The problem asks us to find the value of the sum of two inverse tangent functions: $$\tan^{-1} \left( \dfrac {\sqrt3}{2} \right) + \tan^{-1} \left( \dfrac {1}{\sqrt3} \right) $$. We need to choose the correct expression from the given options.

**step2** Identifying the appropriate mathematical tool

To find the sum of two inverse tangent functions, we use the identity for $$\tan^{-1}x + \tan^{-1}y$$. This identity states that for $$xy < 1$$, $$\tan^{-1}x + \tan^{-1}y = \tan^{-1}\left(\frac{x+y}{1-xy}\right)$$.

**step3** Assigning values for x and y

In our problem, we identify the values for x and y:
Let $$x = \dfrac{\sqrt{3}}{2}$$
Let $$y = \dfrac{1}{\sqrt{3}}$$

**step4** Calculating x + y

Now, we calculate the sum of x and y:
$$x+y = \dfrac{\sqrt{3}}{2} + \dfrac{1}{\sqrt{3}}$$
To add these fractions, we find a common denominator, which is $$2\sqrt{3}$$.
$$x+y = \dfrac{\sqrt{3} \times \sqrt{3}}{2\sqrt{3}} + \dfrac{1 \times 2}{2\sqrt{3}}$$
$$x+y = \dfrac{3}{2\sqrt{3}} + \dfrac{2}{2\sqrt{3}}$$
$$x+y = \dfrac{3+2}{2\sqrt{3}}$$
$$x+y = \dfrac{5}{2\sqrt{3}}$$

**step5** Calculating x * y

Next, we calculate the product of x and y:
$$xy = \dfrac{\sqrt{3}}{2} \times \dfrac{1}{\sqrt{3}}$$
We can cancel out the $$\sqrt{3}$$ term from the numerator and the denominator:
$$xy = \dfrac{1}{2}$$
Since $$xy = \frac{1}{2}$$ which is less than 1, the chosen identity is applicable.

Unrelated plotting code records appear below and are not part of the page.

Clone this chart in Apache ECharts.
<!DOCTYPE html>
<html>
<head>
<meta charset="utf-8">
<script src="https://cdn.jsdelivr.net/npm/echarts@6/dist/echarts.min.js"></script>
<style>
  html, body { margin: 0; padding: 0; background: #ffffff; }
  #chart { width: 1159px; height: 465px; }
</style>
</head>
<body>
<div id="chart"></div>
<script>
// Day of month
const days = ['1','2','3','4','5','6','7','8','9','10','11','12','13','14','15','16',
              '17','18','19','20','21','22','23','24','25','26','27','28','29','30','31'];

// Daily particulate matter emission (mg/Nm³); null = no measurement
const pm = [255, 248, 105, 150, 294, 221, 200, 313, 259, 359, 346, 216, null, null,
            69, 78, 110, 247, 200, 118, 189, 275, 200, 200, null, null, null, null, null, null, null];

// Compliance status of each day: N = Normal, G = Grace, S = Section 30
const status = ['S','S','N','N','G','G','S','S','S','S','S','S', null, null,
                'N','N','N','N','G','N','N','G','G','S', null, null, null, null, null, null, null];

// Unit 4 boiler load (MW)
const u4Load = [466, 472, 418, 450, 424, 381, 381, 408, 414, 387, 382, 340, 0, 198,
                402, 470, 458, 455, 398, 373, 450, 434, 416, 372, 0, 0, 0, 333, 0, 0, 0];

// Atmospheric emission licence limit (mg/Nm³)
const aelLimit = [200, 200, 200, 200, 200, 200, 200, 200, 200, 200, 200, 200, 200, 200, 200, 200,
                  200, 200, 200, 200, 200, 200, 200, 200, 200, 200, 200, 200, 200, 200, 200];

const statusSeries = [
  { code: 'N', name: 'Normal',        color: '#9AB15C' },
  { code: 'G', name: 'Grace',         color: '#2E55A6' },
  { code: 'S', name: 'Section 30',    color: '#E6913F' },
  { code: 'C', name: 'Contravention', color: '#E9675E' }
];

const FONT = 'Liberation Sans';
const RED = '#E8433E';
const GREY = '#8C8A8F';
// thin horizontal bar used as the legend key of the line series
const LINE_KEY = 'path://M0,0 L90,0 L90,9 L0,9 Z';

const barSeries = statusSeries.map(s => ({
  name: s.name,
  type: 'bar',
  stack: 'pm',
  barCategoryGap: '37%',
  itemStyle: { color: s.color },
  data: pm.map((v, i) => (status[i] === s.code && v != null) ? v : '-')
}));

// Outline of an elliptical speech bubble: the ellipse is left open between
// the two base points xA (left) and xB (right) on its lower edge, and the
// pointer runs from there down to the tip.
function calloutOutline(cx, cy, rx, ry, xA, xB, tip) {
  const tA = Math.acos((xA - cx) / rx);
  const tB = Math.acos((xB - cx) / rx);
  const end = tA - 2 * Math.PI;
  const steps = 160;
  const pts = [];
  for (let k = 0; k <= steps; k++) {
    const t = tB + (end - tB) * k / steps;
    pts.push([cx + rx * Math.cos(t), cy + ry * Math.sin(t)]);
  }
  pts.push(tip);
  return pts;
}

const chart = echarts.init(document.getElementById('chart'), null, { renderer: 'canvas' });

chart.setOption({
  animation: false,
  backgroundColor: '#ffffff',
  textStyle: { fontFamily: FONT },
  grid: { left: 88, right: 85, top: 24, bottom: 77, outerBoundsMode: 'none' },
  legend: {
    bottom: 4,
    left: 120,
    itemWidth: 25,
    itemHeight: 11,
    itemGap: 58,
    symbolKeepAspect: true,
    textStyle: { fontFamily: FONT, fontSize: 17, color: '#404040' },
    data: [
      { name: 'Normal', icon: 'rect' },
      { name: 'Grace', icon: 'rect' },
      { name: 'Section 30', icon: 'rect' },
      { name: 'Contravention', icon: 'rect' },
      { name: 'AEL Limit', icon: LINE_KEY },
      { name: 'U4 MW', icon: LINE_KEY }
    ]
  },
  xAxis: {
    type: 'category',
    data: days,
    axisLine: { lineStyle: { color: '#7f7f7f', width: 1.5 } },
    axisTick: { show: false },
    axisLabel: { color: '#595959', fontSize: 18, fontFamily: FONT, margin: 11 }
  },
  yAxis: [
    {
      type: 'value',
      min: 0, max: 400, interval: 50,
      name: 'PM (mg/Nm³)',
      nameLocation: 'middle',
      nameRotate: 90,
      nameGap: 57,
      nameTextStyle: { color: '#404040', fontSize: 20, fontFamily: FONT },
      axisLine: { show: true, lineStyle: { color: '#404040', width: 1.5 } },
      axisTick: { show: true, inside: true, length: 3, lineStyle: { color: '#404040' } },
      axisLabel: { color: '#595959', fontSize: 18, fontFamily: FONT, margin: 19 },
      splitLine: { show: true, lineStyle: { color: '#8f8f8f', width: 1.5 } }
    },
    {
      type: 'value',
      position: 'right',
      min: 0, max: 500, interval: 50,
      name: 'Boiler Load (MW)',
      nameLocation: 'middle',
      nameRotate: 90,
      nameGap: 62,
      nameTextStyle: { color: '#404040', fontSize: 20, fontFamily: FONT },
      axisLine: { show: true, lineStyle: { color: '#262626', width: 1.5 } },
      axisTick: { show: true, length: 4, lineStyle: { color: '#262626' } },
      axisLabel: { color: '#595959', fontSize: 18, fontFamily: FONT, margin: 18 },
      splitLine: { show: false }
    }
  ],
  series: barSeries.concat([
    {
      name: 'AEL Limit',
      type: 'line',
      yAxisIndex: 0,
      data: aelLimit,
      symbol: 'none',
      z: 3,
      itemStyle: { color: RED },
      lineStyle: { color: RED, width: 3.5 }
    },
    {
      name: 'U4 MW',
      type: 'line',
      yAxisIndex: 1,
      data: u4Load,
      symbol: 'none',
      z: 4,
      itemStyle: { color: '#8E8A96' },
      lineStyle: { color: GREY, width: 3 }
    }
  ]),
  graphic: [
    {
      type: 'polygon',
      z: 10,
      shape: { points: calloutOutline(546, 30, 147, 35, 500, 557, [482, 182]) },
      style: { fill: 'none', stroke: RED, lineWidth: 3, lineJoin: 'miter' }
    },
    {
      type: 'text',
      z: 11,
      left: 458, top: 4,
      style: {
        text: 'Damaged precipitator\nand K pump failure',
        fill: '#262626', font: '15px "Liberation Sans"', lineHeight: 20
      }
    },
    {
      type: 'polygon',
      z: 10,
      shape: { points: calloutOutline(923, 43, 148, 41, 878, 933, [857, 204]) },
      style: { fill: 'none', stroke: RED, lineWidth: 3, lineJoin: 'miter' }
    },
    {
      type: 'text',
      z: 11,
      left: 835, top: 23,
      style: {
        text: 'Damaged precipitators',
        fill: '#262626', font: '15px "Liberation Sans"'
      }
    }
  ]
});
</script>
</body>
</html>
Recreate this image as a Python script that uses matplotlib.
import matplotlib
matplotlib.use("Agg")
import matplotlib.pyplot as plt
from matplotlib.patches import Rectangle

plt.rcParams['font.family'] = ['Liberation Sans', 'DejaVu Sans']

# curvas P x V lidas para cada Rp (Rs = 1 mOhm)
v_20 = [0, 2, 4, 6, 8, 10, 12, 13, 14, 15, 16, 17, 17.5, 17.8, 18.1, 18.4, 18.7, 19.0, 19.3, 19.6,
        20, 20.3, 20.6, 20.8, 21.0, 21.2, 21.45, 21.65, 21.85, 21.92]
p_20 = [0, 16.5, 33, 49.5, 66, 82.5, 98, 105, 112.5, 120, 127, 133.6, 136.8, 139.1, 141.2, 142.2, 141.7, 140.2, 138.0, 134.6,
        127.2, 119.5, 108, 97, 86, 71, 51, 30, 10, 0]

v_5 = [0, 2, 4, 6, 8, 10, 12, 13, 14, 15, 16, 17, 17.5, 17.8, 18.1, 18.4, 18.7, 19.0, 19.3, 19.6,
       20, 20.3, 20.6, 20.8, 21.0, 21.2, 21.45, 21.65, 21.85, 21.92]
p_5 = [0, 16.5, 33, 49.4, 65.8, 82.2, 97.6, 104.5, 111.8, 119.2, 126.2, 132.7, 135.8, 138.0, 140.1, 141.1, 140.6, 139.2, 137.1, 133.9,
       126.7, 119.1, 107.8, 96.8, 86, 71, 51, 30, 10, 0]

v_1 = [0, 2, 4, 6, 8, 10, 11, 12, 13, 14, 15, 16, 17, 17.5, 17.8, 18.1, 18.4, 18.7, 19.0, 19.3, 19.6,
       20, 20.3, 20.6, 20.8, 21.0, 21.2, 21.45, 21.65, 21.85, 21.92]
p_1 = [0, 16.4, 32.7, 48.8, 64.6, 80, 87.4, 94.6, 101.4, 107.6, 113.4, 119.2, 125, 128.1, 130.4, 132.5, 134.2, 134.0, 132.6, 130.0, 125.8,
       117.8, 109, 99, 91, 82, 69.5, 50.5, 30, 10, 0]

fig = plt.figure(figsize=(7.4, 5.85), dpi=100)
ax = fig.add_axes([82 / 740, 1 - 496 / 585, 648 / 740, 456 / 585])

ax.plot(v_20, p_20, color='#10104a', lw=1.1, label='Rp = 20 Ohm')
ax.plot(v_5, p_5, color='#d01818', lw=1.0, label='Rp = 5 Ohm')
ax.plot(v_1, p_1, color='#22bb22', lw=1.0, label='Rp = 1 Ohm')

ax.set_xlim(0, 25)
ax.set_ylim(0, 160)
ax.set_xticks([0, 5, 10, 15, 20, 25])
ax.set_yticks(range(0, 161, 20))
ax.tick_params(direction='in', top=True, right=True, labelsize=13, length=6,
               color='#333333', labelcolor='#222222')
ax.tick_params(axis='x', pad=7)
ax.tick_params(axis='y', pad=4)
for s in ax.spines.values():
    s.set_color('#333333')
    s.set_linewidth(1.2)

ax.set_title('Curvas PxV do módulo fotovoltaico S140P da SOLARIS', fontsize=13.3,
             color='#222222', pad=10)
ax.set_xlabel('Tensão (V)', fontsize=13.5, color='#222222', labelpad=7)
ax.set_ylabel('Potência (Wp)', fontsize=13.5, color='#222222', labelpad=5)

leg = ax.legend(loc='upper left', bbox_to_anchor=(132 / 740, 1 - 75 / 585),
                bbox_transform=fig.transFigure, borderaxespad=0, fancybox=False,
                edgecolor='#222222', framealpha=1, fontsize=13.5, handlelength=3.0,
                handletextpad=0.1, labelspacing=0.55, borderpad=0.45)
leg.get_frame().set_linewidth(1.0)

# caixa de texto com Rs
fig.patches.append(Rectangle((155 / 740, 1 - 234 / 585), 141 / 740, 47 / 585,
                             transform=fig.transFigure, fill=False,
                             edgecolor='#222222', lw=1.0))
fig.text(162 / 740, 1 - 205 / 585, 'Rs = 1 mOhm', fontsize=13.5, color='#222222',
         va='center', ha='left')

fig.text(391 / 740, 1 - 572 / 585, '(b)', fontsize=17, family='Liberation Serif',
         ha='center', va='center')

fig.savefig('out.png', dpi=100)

**step6** Calculating 1 - xy

Now, we calculate the denominator term $$1-xy$$:
$$1-xy = 1 - \dfrac{1}{2}$$
$$1-xy = \dfrac{2}{2} - \dfrac{1}{2}$$
$$1-xy = \dfrac{1}{2}$$

**step7** Applying the identity

Now we substitute the calculated values into the identity $$\tan^{-1}\left(\frac{x+y}{1-xy}\right)$$ :
$$ \tan^{-1} \left( \dfrac {\dfrac{5}{2\sqrt{3}}}{\dfrac{1}{2}} \right) $$

**step8** Simplifying the expression

To simplify the complex fraction, we multiply the numerator by the reciprocal of the denominator:
$$ \dfrac{\dfrac{5}{2\sqrt{3}}}{\dfrac{1}{2}} = \dfrac{5}{2\sqrt{3}} \times \dfrac{2}{1} $$
$$ = \dfrac{5 \times 2}{2\sqrt{3} \times 1} $$
$$ = \dfrac{10}{2\sqrt{3}} $$
We can simplify this fraction by dividing both the numerator and the denominator by 2:
$$ = \dfrac{5}{\sqrt{3}} $$
So, the final value of the expression is:
$$ \tan^{-1} \left( \dfrac {5}{\sqrt3} \right) $$

**step9** Comparing with options

Comparing our result with the given options, we find that our calculated value matches option A.
The final answer is $$\tan^{-1} \left( \dfrac {5}{\sqrt3} \right)$$.